There is one trap that catches people off guard. If the lienholder is a bank or credit union insured by the FDIC, Rule 7004(h) requires you to serve the motion by certified mail addressed to an officer of the institution. Serving a registered agent does not satisfy this requirement. You can verify whether an institution is FDIC-insured through the FDIC’s online directory. Getting service wrong on a bank can result in your motion being denied or delayed, and this is where most pro se filers run into trouble.
After completing service, you should file a certificate of service with the court documenting who was served, when, and by what method. Local court rules almost universally require this, and without it the court may not act on your motion.
Once the motion is filed and properly served, one of two things happens. If the lienholder does not file an objection within the time the court allows, the judge can grant the motion without holding a hearing. Many lien avoidance motions are resolved this way, especially when the math clearly shows impairment and the lien is a straightforward judgment lien.
If the lienholder objects, the case becomes a contested matter. The creditor might challenge the property’s value, argue that the exemption was not properly claimed, or dispute whether the lien qualifies for avoidance at all. Under Rule 4003(d), a creditor can specifically challenge the validity of the exemption you claimed — even outside the normal deadline for exemption objections. If the dispute involves factual questions, the court will hold an evidentiary hearing where witnesses may testify.

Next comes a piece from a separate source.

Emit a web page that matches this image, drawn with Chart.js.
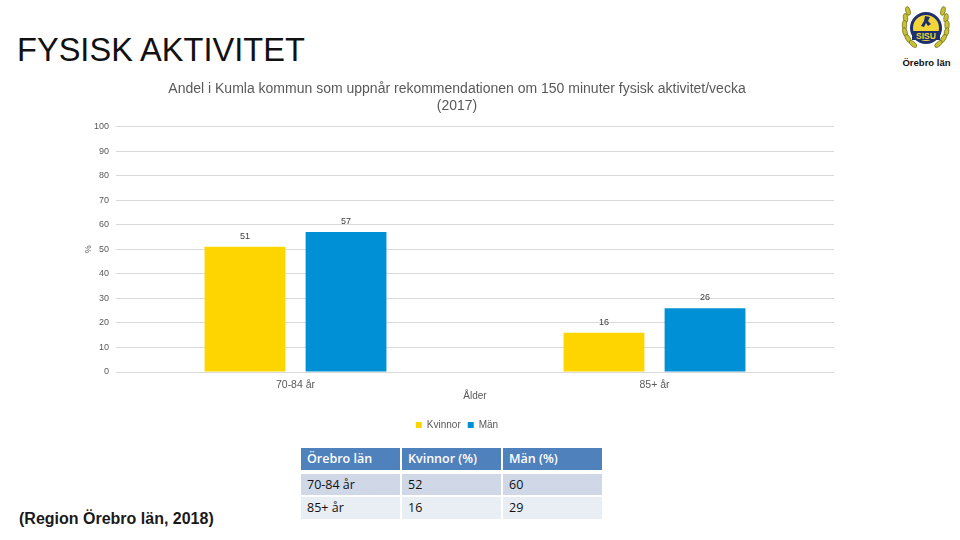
<!DOCTYPE html>
<html lang="sv"><head><meta charset="utf-8">
<style>
html,body{margin:0;padding:0;background:#fff;width:960px;height:540px;overflow:hidden;font-family:"Liberation Sans",Arial,sans-serif}
#h{position:absolute;left:17px;top:31px;font-size:32.6px;line-height:38px;color:#111;white-space:nowrap}
#src{position:absolute;left:19px;top:510px;font-size:16px;line-height:18px;font-weight:bold;color:#1a1a1a;white-space:nowrap}
#wrap{position:absolute;left:80px;top:81px;width:754px;height:359px}
#logo{position:absolute;left:880px;top:0;width:80px;height:75px}
#tbl{position:absolute;left:299px;top:446px;border-collapse:separate;border-spacing:2px;font-family:"Open Sans",sans-serif;font-size:12.5px;color:#111}
#tbl td{width:93px;padding:0 0 0 6px;height:22px;line-height:22px;white-space:nowrap}
#tbl tr.a td{background:#4F81BD;background-clip:padding-box;border-bottom:2px solid #fff;color:#fff;font-weight:600}
#tbl tr.b td{background:#D0D8E8;height:21px;line-height:21px}
#tbl tr.c td{background:#E9EDF4}
</style></head><body>
<div id="h">FYSISK AKTIVITET</div>
<div id="wrap"><canvas id="c" width="754" height="359"></canvas></div>
<div id="src">(Region Örebro län, 2018)</div>
<table id="tbl"><tbody id="tb"></tbody></table>
<svg id="logo" viewBox="0 0 80 75">
<g fill="#c9c233" stroke="#6b6a1a" stroke-width="0.7">
<ellipse cx="28" cy="11" rx="2.2" ry="4.5" transform="rotate(-15 28 11)"/>
<ellipse cx="25.5" cy="18" rx="2.2" ry="4.5" transform="rotate(-5 25.5 18)"/>
<ellipse cx="24.5" cy="25" rx="2.2" ry="4.5" transform="rotate(0 24.5 25)"/>
<ellipse cx="25" cy="32" rx="2.2" ry="4.5" transform="rotate(-15 25 32)"/>
<ellipse cx="28" cy="38.5" rx="2.2" ry="4.5" transform="rotate(-30 28 38.5)"/>
<ellipse cx="33" cy="44" rx="2.2" ry="4.5" transform="rotate(-50 33 44)"/>
<ellipse cx="63" cy="11" rx="2.2" ry="4.5" transform="rotate(15 63 11)"/>
<ellipse cx="66" cy="18" rx="2.2" ry="4.5" transform="rotate(5 66 18)"/>
<ellipse cx="67" cy="25" rx="2.2" ry="4.5" transform="rotate(0 67 25)"/>
<ellipse cx="66.5" cy="32" rx="2.2" ry="4.5" transform="rotate(15 66.5 32)"/>
<ellipse cx="63.5" cy="38.5" rx="2.2" ry="4.5" transform="rotate(30 63.5 38.5)"/>
<ellipse cx="58.5" cy="44" rx="2.2" ry="4.5" transform="rotate(50 58.5 44)"/>
</g>
<circle cx="46" cy="28" r="16" fill="#1d2f6f"/>
<circle cx="46" cy="28" r="13" fill="#f3d53a"/>
<rect x="32" y="31" width="28" height="9" fill="#1d2f6f"/>
<path d="M45 16 l5 1 -2 4 3 3 -3 2 -2 -3 -2 4 -3 -1 3 -5 z" fill="#1d2f6f"/>
<text x="46" y="39" font-size="8.5" font-weight="bold" text-anchor="middle" fill="#f3d53a" font-family="Liberation Sans">SISU</text>
<text x="46.5" y="66" font-size="9.5" font-weight="bold" text-anchor="middle" fill="#111" font-family="Liberation Sans">Örebro län</text>
</svg>
<script src="https://cdn.jsdelivr.net/npm/chart.js@4/dist/chart.umd.min.js"></script>
<script>
const categories = ["70-84 år", "85+ år"];
const kvinnor = [51, 16];
const man = [57, 26];
const titleLines = ["Andel i Kumla kommun som uppnår rekommendationen om 150 minuter fysisk aktivitet/vecka", "(2017)"];
const tableHead = ["Örebro län", "Kvinnor (%)", "Män (%)"];
const tableRows = [["70-84 år", 52, 60], ["85+ år", 16, 29]];

const tb = document.getElementById("tb");
[tableHead].concat(tableRows).forEach((r, i) => {
  const tr = document.createElement("tr");
  tr.className = ["a", "b", "c"][i];
  r.forEach(v => { const td = document.createElement("td"); td.textContent = v; tr.appendChild(td); });
  tb.appendChild(tr);
});

const TXT = "#595959";
const valueLabels = {
  id: "valueLabels",
  afterDatasetsDraw(chart) {
    const ctx = chart.ctx;
    ctx.save();
    ctx.font = '9px "Liberation Sans"';
    ctx.fillStyle = "#404040";
    ctx.textAlign = "center";
    ctx.textBaseline = "bottom";
    chart.data.datasets.forEach((d, i) => {
      chart.getDatasetMeta(i).data.forEach((el, j) => ctx.fillText(d.data[j], el.x, el.y - 6));
    });
    ctx.restore();
  }
};
new Chart(document.getElementById("c"), {
  type: "bar",
  data: { labels: categories, datasets: [
    { label: "Kvinnor", data: kvinnor, backgroundColor: "#FFD500" },
    { label: "Män", data: man, backgroundColor: "#0090D5" }
  ]},
  options: {
    responsive: false, animation: false, devicePixelRatio: 1,
    categoryPercentage: 0.563, barPercentage: 0.8,
    layout: { padding: 0 },
    scales: {
      x: {
        grid: { display: false, drawTicks: false },
        border: { color: "#D9D9D9" },
        ticks: { color: TXT, font: { family: '"Liberation Sans"', size: 10.5 }, padding: 7, maxRotation: 0 },
        title: { display: true, text: "Ålder", color: TXT, font: { family: '"Liberation Sans"', size: 10 }, padding: { top: 0, bottom: 11 } },
        afterFit(s) { s.height = 41; }
      },
      y: {
        min: 0, max: 100,
        grid: { color: "#D9D9D9", drawTicks: false },
        border: { display: false },
        ticks: { stepSize: 10, color: TXT, font: { family: '"Liberation Sans"', size: 9 }, padding: 7 },
        title: { display: true, text: "%", color: TXT, font: { family: '"Liberation Sans"', size: 9 }, padding: { top: 3, bottom: 0 } },
        afterFit(s) { s.width = 36; }
      }
    },
    plugins: {
      tooltip: { enabled: false },
      title: { display: true, text: titleLines, color: TXT, font: { family: '"Liberation Sans"', size: 14, weight: "normal" }, lineHeight: 1.25, padding: { top: 0, bottom: 12 } },
      legend: { position: "bottom", labels: { boxWidth: 6, boxHeight: 6, padding: 7, color: TXT, font: { family: '"Liberation Sans"', size: 10 } } }
    }
  },
  plugins: [valueLabels]
});
</script>
</body></html>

The most common fights are over property valuation. You say the house is worth $200,000; the creditor says $250,000. That difference can determine whether the lien impairs your exemption at all. Come prepared with solid evidence of value — an appraisal, recent comparable sales, or a broker’s price opinion.

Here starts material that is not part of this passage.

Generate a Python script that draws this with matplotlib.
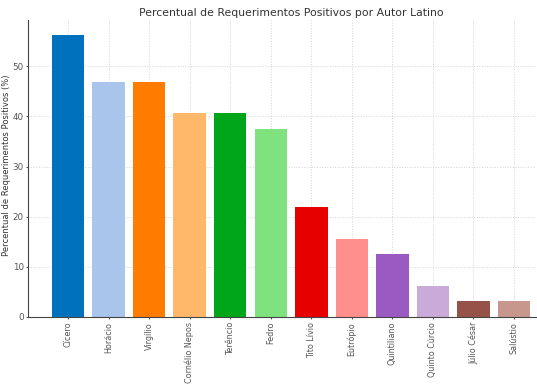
import matplotlib.pyplot as plt

# Dados
autores = ['Cícero', 'Horácio', 'Virgílio', 'Cornélio Nepos', 'Terêncio', 'Fedro',
           'Tito Lívio', 'Eutrópio', 'Quintiliano', 'Quinto Cúrcio', 'Júlio César', 'Salústio']
percentuais = [56.25, 46.875, 46.875, 40.625, 40.625, 37.5,
               21.875, 15.625, 12.5, 6.25, 3.125, 3.125]
cores = ['#0072bd', '#a9c5eb', '#ff7c00', '#ffb86a', '#00a61a', '#80e27e',
         '#e60000', '#ff8f8c', '#9b59c2', '#c9aad8', '#965248', '#c7968c']

fig = plt.figure(figsize=(5.37, 3.87), dpi=100)
ax = fig.add_axes([0.052, 0.181, 0.946, 0.767])

ax.bar(range(len(autores)), percentuais, color=cores, width=0.8, zorder=2)
ax.set_xticks(range(len(autores)))
ax.set_xticklabels(autores, rotation=90, fontsize=5.8, color='#333333')
ax.tick_params(axis='y', labelsize=6.3, labelcolor='#333333', pad=1.5)
ax.tick_params(axis='x', pad=2)
ax.tick_params(colors='#555555', length=1.5)
ax.set_xlim(-0.99, 11.54)
ax.set_ylim(0, 59.2)

ax.set_title('Percentual de Requerimentos Positivos por Autor Latino', fontsize=7.8,
             color='#333333', pad=3, x=0.518)
ax.set_ylabel('Percentual de Requerimentos Positivos (%)', fontsize=6, color='#333333')
ax.yaxis.set_label_coords(-0.034, 0.51)

ax.grid(True, linestyle=':', color='#d5d5d5', linewidth=0.7, zorder=3)
ax.spines['top'].set_visible(False)
ax.spines['right'].set_visible(False)
ax.spines['left'].set_color('#444444')
ax.spines['bottom'].set_color('#444444')

plt.savefig('out.png')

If your bankruptcy case has already been closed when you realize you need to avoid a lien, you must first file a motion to reopen the case before filing the lien avoidance motion. There is no statutory deadline for reopening — courts have granted motions to reopen cases many years after closing. But delay creates risk. A creditor can raise a laches defense, arguing that your unreasonable delay caused them real harm, and courts have denied motions on that basis when creditors spent years maintaining their lien position while the debtor did nothing.
Reopening the case costs money. The current federal fee is $245 to reopen a Chapter 7 case and $235 for a Chapter 13 case. These fees are set by the Judicial Conference and derive from 28 U.S.C. § 1930(a). Courts do have discretion to waive the fee in appropriate circumstances.
The reopening fee does not apply in every situation. Courts will not charge the fee when a debtor reopens to address an alleged violation of the discharge order under 11 U.S.C. § 524, to correct an administrative error, or in several other specific circumstances listed in the fee schedule.
When the court grants your motion, it issues an order avoiding the lien to the extent it impaired your exemption. For personal property, that order is usually all you need — the lien is gone as a matter of law.
For real estate, you have one more step that people routinely skip. You need to record a certified copy of the court order with the county recorder’s office (sometimes called the register of deeds or land records office) in the county where the property is located. Until you record it, a title search will still show the old judgment lien, which will create problems when you try to sell or refinance. Recording fees vary by county but typically run between $10 and $100. Get the certified copy from the bankruptcy court clerk — an uncertified copy may be rejected by the recorder’s office.
If you plan to sell the property soon, alert your title company about the court order. Title companies sometimes miss recorded lien avoidance orders or need time to verify them. Having the certified copy and the court docket ready speeds up that process considerably.